3) Change a light bulb
Incandescent light bulbs have actually been outlawed in parts of Europe because of their inefficiency, and atmospheric emissions. Replacing just one 60-watt incandescent light bulb with a Compact fluorescent Light (CFL) bulb, will save you $30 over the life of the bulb. Moreover, if every family in the United States replaced just 1 regular light bulb with a CFL, 90 billion pounds of greenhouse gases would be eliminated annually (which is about the same as taking 7.5 million automobiles off the roads).

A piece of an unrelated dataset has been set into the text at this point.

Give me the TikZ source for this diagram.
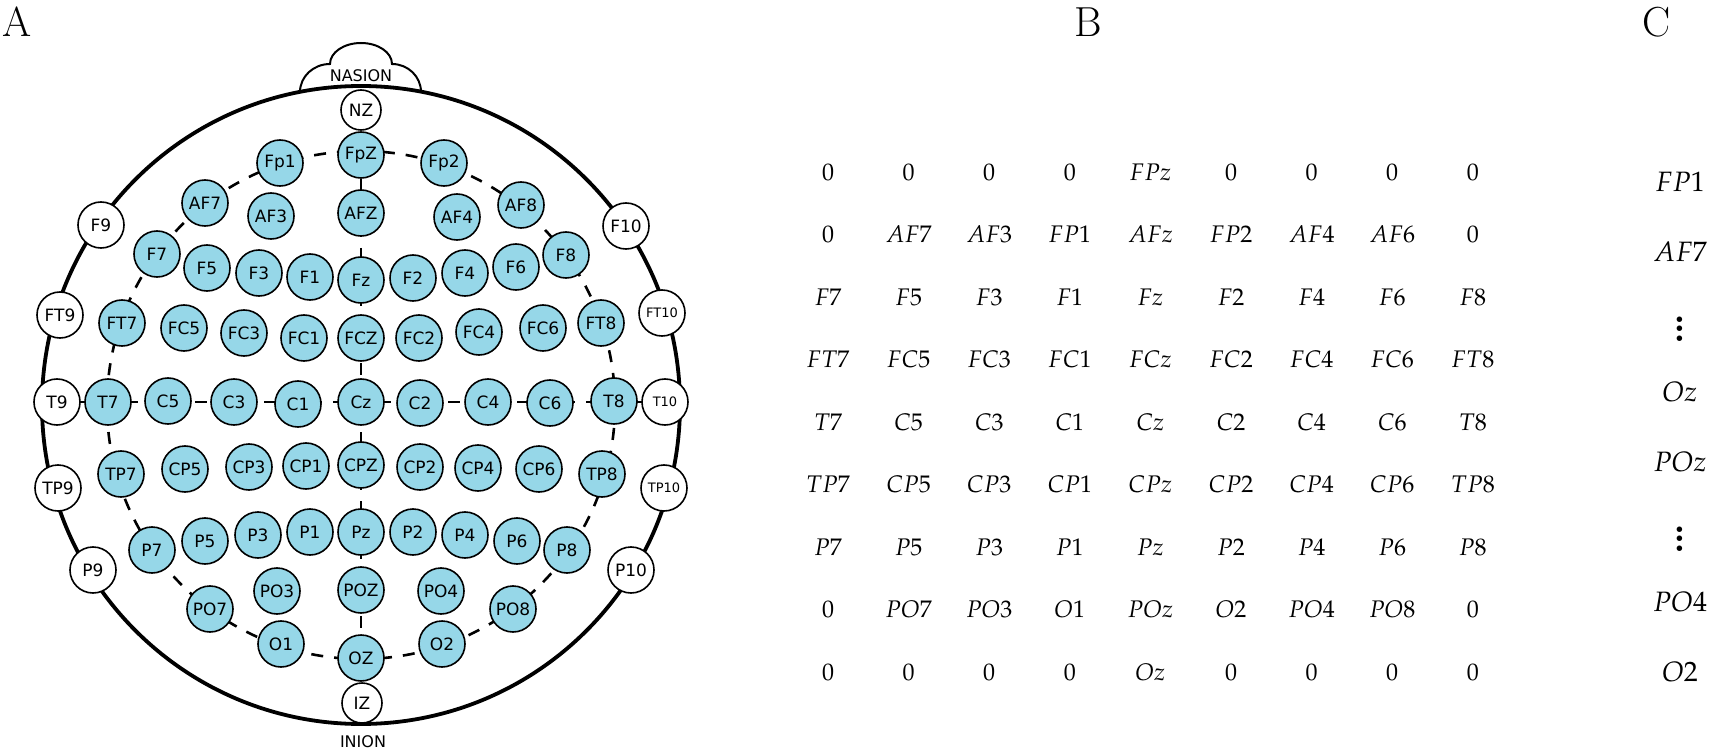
\documentclass[tikz,border=0pt]{standalone}
\usepackage{mathpazo}
\usepackage{fontspec}
\newfontfamily\elfont{DejaVu Sans}
\definecolor{elblue}{RGB}{150,215,232}
\tikzset{
  el/.style={circle,draw=black,line width=1.6pt,fill=elblue,minimum size=46pt,inner sep=0pt,font=\elfont\fontsize{17}{18}\selectfont},
  wel/.style={el,fill=white},
  sel/.style={wel,font=\elfont\fontsize{13}{14}\selectfont},
  mtx/.style={font=\fontsize{24}{26}\selectfont,inner sep=0pt},
  ctx/.style={font=\fontsize{28}{30}\selectfont,inner sep=0pt},
  ttl/.style={font=\fontsize{42}{44}\selectfont,inner sep=0pt},
  dashln/.style={line width=2.6pt,dash pattern=on 12pt off 11pt}
}
\begin{document}
\begin{tikzpicture}[x=1pt,y=-1pt]
\useasboundingbox (0,0) rectangle (1725,754);
% titles
\node[ttl] (tA) at (17,22) {A};
\node[ttl] (tB) at (1088,22) {B};
\node[ttl] (tC) at (1657,22) {C};
% guide lines
\draw[dashln] (361,405) circle (254);
\draw[dashln] (361,110) -- (361,703);
\draw[dashln] (57,402) -- (665,402);
% nasion bump
\draw[line width=2pt,fill=white] (300,92) arc[start angle=180,end angle=270,x radius=30,y radius=28]
  arc[start angle=180,end angle=360,x radius=31,y radius=21]
  arc[start angle=270,end angle=360,x radius=29,y radius=28];
% head
\draw[line width=3.8pt] (361,405) circle (319);
\node[font=\elfont\fontsize{16}{17}\selectfont] (nasion) at (361,76) {NASION};
\node[font=\elfont\fontsize{16}{17}\selectfont] (inion) at (363,742) {INION};
% white electrodes
\foreach \n/\x/\y in {NZ/361/110,IZ/362/703}
  \node[wel,minimum size=40pt] (\n) at (\x,\y) {\n};
\foreach \n/\x/\y in {F9/101/225,F10/626/226,FT9/60/315,T9/57/402,TP9/58/488,P9/93/570,P10/631/570}
  \node[wel] (\n) at (\x,\y) {\n};
\foreach \n/\x/\y in {FT10/662/313,T10/665/402,TP10/664/488}
  \node[sel] (\n) at (\x,\y) {\n};
% blue electrodes
\foreach \n/\x/\y in {
 FpZ/361/155,Fp1/280/163,Fp2/444/163,
 AF7/205/203,AF3/271/216,AFZ/361/213,AF4/457/217,AF8/521/205,
 F7/157/254,F5/207/268,F3/259/273,F1/310/277,Fz/361/280,F2/413/278,F4/465/273,F6/516/267,F8/566/255,
 FT7/122/323,FC5/184/328,FC3/244/333,FC1/304/338,FCZ/361/338,FC2/419/338,FC4/479/332,FC6/543/328,FT8/601/323,
 T7/108/402,C5/168/401,C3/234/402,C1/298/404,Cz/361/402,C2/420/403,C4/488/402,C6/550/403,T8/614/401,
 TP7/121/474,CP5/185/469,CP3/249/467,CP1/306/466,CPZ/361/465,CP2/420/467,CP4/478/468,CP6/539/469,TP8/602/474,
 P7/152/550,P5/205/541,P3/258/535,P1/310/532,Pz/361/532,P2/413/532,P4/465/535,P6/517/541,P8/567/550,
 PO7/210/609,PO3/277/591,POZ/361/590,PO4/441/591,PO8/513/609,
 O1/281/644,OZ/361/658,O2/442/644}
  \node[el] (\n) at (\x,\y) {\n};
% matrix B
\foreach \row [count=\r] in {
 {0,0,0,0,FPz,0,0,0,0},
 {0,AF7,AF3,FP1,AFz,FP2,AF4,AF6,0},
 {F7,F5,F3,F1,Fz,F2,F4,F6,F8},
 {FT7,FC5,FC3,FC1,FCz,FC2,FC4,FC6,FT8},
 {T7,C5,C3,C1,Cz,C2,C4,C6,T8},
 {TP7,CP5,CP3,CP1,CPz,CP2,CP4,CP6,TP8},
 {P7,P5,P3,P1,Pz,P2,P4,P6,P8},
 {0,PO7,PO3,O1,POz,O2,PO4,PO8,0},
 {0,0,0,0,Oz,0,0,0,0}}
 {\foreach \t [count=\c] in \row
   \node[mtx] (m\r-\c) at ({828+80.6*(\c-1)},{172+62.5*(\r-1)}) {$\t$};}
% column C
\foreach \t [count=\r] in {FP1,AF7,\scalebox{2.4}{$\vdots$},Oz,POz,\scalebox{2.4}{$\vdots$},PO4,O2}
  \node[ctx] (c\r) at (1680,{182+70*(\r-1)}) {$\t$};
\end{tikzpicture}
\end{document}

4) Drive Less, and Drive Smarter
It doesn't take a rocket scientist to tell you that driving less cuts the amount of carbon dioxide released into the atmosphere by your car. No matter if you drive a Mini Cooper or an H2 Hummer, driving less is a good thing. Try walking or biking to work or school, or even using mass transit systems or carpooling. That being said, if you must drive all the time, it is important not to be driving a larger vehicle. Aside from costing you more to fuel up all the time, they release more carbon dioxide into the atmosphere. In addition, make sure that you remove all unnecessary items from your car. Extra weight means that more gas is burned on every trip. Remember, each gallon of gas you save keeps 20 pounds of carbon dioxide out of the atmosphere.

5) Use Less Hot Water
In order to save energy (and money), set your water heater to 120 degrees, and wrap it in a blanket if it is more than 5 years old. Also, many homes in Oklahoma were built before the advent of low-flow showerheads. By installing these environmentally-designed showerheads in your home, you will save hot water, and avoid adding about 350 pounds of carbon dioxide to the atmosphere annually. Many companies these days offer cold water washing detergent for your clothes and dishes. Be sure to buy these products, and use the cold water settings on your household machines, which can save about 500 pounds of carbon dioxide annually. What is great about saving hot water is that when you make environmental steps in the right direction, your wallet will also benefit.

6) Turn things off
While this tip may seem like a no-brainer, you would be surprised to find out how many people leave lights on, and water dripping when they are not home. When you inadvertently leave lights, the television, the radio, and/or the computer on, you are wasting electric energy (and the money that you work hard for). With energy in short supply these days, and few green energy-producing alternatives in use, wasting what we have is unnecessary and harmful to the environment. This is the same for water usage. When you are brushing your teeth, or washing your car, use the water flow only when you need it, rather than just allowing water to run down the drain or into the street. This will go a long way in conserving what little usable fresh water Earth has left.

7)Go Green in your home
Check with your energy provider to see if they offer wind power options. If they do, ask that your home is supplied with that electricity, as it is virtually nonpolluting, and is a renewable energy source. The more people that rally behind green energy, the more responsive companies will be in providing environmental alternatives to its customers.

8) Plant a Tree
I'll bet you thought that you would go through the entire list without a single "hippie" suggestion, but alas, I had to put one in. Trees are very important to Earth, as they absorb carbon dioxide, and release clean oxygen. Unfortunately, with the increase in harmful human activity, there are no longer enough trees to counter human emissions. Therefore, if you plant just one tree, you will be essentially helping the natural ecosystem clean up after us, as 1 tree will absorb about 1 ton of carbon dioxide over its lifetime.

In helping the environment through completing just a few of the above tips, you will not only feel better about yourself and the Earth, but you should also save some money along the way. Make it your mission see that this Earth Day (Sunday, April 22nd) is the most widely celebrated Earth Day since its inception in 1970. Together, we can make a world of change in hopes of a strong, and healthy future.